If X follows a binomial distribution with parameters n = 100 and p = 1/3, then P(X = r) is maximum when r =（ ）
A. 32
B. 33
C. 34
D. 31

Answer

**step1** Understanding the Problem

We are asked to find the number of successful outcomes, represented by 'r', that is most likely to occur. We are given a situation where there are 100 total attempts (n = 100), and the chance of success in each attempt is 1 out of 3 (p = 1/3). This kind of problem involves understanding which outcome has the highest probability.

**step2** Calculating the Expected Number of Successes

To find out what number of successes we would typically expect, or the average number of successes, we multiply the total number of attempts by the chance of success for each attempt.

Total attempts (n) = 100.

Chance of success (p) = $$\frac{1}{3}$$.

Expected number of successes = Total attempts $$\times$$ Chance of success.

Expected number of successes = $$100 \times \frac{1}{3}$$.

When we multiply 100 by $$\frac{1}{3}$$, we get $$\frac{100}{3}$$.

To understand this fraction as a whole number and a part, we can divide 100 by 3. $$100 \div 3 = 33$$ with a remainder of $$1$$. This means $$\frac{100}{3}$$ is equal to $$33$$ and $$\frac{1}{3}$$.

So, on average, we expect about $$33 \frac{1}{3}$$ successes.

**step3** Finding the Most Likely Whole Number of Successes

The most likely number of successes ('r') will be the whole number that is closest to our calculated expected number of successes, which is $$33 \frac{1}{3}$$.
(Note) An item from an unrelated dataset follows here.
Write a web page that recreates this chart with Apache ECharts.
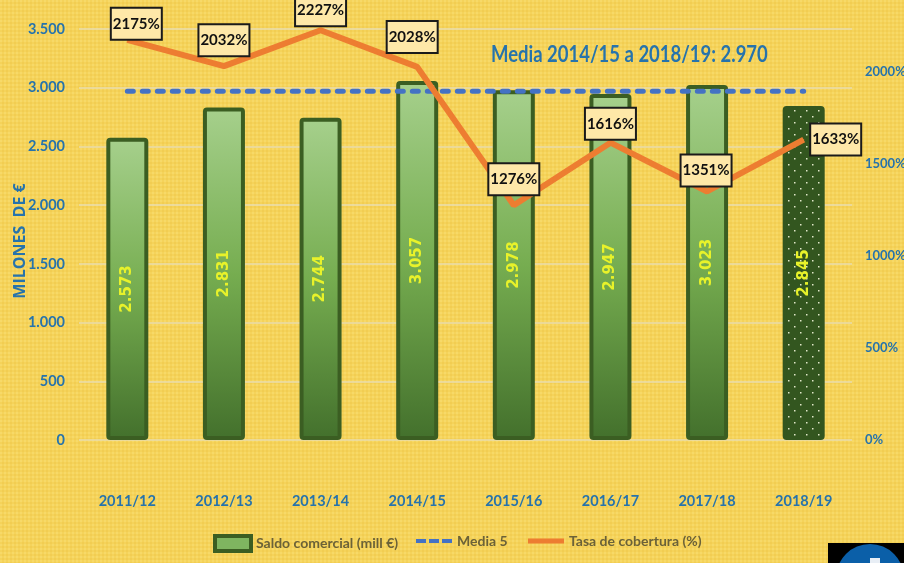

Let's look at the whole numbers (integers) that are near $$33 \frac{1}{3}$$. These numbers are 33 and 34.

Now, let's find how far each of these whole numbers is from $$33 \frac{1}{3}$$.

For 33: The difference is $$33 \frac{1}{3} - 33 = \frac{1}{3}$$.

For 34: The difference is $$34 - 33 \frac{1}{3}$$. To subtract, we can think of 34 as $$33 + 1$$, or $$33 + \frac{3}{3}$$. So, $$33 \frac{3}{3} - 33 \frac{1}{3} = \frac{2}{3}$$.

Comparing the differences, $$\frac{1}{3}$$ is smaller than $$\frac{2}{3}$$. This means 33 is closer to $$33 \frac{1}{3}$$ than 34 is.

**step4** Conclusion

Therefore, the number of successes 'r' for which the probability P(X = r) is maximum is 33.